ACH debit blocks and filters work similarly for electronic withdrawals. A full ACH block prevents any electronic debit from hitting your account. A filter is more flexible — it lets through debits from pre-approved originators and rejects everything else. For businesses that only have a few authorized ACH relationships, a filter eliminates most unauthorized electronic debit risk without blocking legitimate payments.

Segregation of duties is the simplest internal control and the one most often skipped at small businesses. The person reconciling the bank statement should not be the same person authorizing payments or signing checks. When one person handles both, an error or fraudulent charge can hide indefinitely because the only person reviewing the statement is the one who created the problem.

How Debit Memos Fit Into the Full Reconciliation

It helps to see where debit memos sit in the bigger reconciliation picture. A bank reconciliation has two sides, and each one handles different types of discrepancies.

On the bank side, you adjust the ending balance on your statement for items your books know about but the bank doesn’t yet. You add deposits in transit (money you’ve recorded but the bank hasn’t received) and subtract outstanding checks (checks you’ve written that haven’t cleared). These items need no journal entry because they’re already in your books.

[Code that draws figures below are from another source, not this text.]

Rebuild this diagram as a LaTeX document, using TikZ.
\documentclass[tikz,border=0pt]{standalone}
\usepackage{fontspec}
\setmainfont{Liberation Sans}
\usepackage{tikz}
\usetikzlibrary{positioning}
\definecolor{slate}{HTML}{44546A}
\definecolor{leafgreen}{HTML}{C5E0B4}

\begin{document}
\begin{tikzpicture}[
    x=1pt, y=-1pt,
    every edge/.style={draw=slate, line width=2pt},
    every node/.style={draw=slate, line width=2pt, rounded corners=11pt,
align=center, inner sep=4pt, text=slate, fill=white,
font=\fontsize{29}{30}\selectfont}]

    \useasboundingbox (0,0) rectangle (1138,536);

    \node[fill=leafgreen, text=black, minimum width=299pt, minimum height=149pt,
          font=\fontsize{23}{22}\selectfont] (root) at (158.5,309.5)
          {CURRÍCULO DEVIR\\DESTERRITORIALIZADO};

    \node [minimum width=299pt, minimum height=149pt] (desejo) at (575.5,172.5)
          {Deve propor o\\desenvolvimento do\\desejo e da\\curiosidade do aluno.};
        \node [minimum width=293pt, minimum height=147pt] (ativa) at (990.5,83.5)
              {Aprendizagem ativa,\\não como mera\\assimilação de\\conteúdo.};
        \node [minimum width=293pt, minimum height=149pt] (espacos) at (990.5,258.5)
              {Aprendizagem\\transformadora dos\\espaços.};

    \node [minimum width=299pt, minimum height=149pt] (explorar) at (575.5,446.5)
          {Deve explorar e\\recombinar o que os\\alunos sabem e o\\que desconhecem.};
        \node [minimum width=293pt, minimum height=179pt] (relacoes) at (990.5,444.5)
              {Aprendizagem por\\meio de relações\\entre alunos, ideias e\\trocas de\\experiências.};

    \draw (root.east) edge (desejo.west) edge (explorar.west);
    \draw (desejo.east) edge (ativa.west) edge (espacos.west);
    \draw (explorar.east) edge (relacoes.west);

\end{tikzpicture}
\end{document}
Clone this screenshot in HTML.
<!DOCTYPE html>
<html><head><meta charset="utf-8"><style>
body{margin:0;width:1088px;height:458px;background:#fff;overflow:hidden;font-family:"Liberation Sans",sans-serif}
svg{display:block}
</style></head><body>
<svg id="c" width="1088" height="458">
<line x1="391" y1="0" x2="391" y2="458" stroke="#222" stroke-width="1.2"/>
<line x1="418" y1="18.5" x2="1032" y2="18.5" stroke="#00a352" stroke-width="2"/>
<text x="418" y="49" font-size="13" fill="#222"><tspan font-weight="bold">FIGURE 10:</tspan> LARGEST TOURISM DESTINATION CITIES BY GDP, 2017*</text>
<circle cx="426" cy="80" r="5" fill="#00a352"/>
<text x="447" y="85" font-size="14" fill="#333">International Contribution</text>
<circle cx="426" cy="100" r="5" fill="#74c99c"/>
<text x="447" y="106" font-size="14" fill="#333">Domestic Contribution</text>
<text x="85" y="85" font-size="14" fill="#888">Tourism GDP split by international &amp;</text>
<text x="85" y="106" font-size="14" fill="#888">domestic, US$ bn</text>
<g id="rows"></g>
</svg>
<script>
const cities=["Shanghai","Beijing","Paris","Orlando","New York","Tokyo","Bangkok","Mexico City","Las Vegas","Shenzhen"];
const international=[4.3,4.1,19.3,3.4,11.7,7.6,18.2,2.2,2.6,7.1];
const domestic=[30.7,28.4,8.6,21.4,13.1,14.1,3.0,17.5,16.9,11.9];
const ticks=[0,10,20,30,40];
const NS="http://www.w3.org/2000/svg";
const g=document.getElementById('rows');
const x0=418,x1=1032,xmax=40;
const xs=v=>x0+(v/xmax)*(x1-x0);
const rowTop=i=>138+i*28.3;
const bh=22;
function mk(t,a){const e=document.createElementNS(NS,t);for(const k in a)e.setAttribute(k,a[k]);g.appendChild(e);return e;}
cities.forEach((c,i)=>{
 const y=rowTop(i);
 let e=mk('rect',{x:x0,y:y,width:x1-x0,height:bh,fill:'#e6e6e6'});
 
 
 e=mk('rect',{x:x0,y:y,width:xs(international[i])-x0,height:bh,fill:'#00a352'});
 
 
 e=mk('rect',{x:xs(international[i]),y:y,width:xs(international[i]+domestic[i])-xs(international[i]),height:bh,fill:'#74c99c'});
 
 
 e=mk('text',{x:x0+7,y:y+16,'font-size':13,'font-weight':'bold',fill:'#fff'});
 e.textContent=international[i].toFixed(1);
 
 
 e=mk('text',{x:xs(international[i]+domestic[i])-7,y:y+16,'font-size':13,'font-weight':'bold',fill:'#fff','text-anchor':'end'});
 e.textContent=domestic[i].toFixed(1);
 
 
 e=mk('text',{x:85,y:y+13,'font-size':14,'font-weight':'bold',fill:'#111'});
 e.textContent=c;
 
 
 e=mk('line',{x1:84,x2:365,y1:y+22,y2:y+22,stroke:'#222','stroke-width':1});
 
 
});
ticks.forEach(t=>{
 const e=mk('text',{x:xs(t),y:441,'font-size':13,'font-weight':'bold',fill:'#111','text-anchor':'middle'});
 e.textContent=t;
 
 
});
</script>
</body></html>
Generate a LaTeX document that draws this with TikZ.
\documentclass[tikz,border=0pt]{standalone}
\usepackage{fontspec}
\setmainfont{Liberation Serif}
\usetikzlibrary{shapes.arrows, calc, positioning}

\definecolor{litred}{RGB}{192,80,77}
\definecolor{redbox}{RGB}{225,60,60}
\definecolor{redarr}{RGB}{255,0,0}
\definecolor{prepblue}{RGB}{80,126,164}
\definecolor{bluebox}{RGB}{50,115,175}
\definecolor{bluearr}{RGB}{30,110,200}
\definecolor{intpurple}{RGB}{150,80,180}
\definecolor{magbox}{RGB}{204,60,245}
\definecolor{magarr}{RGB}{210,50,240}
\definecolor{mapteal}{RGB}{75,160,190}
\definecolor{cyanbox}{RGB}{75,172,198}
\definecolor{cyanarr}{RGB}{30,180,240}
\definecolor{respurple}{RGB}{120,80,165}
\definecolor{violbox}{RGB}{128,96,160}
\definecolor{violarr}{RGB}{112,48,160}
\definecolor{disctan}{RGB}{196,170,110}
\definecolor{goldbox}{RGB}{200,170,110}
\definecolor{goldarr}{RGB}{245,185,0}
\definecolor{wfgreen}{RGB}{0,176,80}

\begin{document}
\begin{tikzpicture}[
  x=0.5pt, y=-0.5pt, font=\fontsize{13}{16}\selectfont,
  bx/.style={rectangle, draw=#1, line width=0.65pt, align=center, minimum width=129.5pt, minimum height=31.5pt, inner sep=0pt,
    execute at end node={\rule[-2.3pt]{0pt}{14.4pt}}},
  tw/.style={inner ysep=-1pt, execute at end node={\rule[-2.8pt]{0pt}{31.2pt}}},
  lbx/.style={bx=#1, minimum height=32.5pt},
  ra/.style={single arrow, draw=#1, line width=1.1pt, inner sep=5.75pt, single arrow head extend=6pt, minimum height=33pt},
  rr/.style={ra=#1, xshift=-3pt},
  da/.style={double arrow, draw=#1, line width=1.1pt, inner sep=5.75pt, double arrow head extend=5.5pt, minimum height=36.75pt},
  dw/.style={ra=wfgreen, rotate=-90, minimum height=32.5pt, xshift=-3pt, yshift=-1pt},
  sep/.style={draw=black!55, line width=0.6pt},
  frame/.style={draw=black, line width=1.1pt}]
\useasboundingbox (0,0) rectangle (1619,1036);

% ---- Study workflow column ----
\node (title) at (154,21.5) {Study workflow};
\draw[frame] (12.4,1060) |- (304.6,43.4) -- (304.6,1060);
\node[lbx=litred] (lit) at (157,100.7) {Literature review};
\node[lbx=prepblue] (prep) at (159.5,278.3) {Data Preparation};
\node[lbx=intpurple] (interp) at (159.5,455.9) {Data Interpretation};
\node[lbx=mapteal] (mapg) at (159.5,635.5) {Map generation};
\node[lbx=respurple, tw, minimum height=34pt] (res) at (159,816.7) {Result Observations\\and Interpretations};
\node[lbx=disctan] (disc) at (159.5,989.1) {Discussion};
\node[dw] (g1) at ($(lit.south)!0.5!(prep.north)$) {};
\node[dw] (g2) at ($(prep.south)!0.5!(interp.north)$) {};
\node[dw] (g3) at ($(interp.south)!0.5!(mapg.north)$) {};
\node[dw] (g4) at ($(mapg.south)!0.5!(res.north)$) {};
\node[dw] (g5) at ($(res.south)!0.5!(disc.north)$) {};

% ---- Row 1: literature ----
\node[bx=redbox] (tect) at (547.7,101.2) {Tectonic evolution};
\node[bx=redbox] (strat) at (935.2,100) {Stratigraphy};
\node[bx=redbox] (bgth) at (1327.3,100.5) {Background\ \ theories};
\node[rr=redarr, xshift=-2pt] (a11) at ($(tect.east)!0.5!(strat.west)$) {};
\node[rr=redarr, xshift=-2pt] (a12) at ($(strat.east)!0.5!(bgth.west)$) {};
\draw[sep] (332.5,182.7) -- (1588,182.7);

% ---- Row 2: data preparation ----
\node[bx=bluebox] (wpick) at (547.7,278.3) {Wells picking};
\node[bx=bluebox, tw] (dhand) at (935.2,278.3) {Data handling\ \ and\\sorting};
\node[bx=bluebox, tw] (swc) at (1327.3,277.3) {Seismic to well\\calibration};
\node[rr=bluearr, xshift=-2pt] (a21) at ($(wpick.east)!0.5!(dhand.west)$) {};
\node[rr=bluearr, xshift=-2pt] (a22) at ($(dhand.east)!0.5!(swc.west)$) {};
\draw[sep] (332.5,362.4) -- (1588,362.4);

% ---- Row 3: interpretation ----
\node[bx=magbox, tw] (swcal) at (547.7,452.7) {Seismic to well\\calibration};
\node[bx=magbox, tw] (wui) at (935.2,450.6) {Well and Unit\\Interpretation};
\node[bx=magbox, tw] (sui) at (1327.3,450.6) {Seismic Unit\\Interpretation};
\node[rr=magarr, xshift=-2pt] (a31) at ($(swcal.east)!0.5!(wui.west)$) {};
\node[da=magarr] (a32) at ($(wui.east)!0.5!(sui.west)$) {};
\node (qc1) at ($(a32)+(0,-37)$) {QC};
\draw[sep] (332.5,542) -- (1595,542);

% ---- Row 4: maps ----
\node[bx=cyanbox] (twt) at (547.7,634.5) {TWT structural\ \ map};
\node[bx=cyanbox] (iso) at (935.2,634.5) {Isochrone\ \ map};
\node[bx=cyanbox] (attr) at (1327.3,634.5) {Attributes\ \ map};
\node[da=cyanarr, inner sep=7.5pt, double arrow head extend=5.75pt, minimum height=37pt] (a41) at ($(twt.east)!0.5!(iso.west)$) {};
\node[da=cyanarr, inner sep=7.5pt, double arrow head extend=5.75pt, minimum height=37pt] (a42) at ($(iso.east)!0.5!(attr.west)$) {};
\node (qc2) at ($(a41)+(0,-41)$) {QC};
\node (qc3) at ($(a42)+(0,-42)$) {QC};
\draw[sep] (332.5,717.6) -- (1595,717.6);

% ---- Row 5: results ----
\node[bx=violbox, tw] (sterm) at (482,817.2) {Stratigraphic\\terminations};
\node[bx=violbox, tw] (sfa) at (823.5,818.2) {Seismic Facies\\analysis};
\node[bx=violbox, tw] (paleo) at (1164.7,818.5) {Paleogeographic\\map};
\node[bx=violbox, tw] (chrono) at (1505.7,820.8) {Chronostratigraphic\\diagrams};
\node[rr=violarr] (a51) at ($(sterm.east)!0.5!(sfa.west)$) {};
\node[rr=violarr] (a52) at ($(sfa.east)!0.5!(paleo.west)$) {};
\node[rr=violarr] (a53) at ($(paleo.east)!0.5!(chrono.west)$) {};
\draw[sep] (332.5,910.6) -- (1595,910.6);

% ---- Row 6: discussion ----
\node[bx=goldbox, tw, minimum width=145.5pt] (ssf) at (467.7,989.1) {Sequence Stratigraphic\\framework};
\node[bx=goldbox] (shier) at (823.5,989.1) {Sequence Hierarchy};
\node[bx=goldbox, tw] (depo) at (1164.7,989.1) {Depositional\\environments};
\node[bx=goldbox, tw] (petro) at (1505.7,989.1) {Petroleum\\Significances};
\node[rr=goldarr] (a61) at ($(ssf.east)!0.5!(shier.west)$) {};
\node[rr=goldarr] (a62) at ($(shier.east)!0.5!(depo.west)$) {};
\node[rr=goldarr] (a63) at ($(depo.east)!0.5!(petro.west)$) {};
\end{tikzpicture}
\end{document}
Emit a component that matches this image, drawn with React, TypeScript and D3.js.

On the book side, you adjust for items the bank knows about but your books don’t. Debit memos — service fees, NSF charges, automatic payments — get subtracted. Credit memos — interest earned, collected receivables — get added. Every book-side adjustment requires a journal entry because these represent real transactions your records missed.

When both adjusted balances match, the reconciliation is complete. If they don’t, the remaining difference is either a bank error, a recording mistake in your ledger, or a transaction categorized on the wrong side. Tracking down that last discrepancy is the tedious part of reconciliation, but it’s also where you’re most likely to catch something that shouldn’t be there.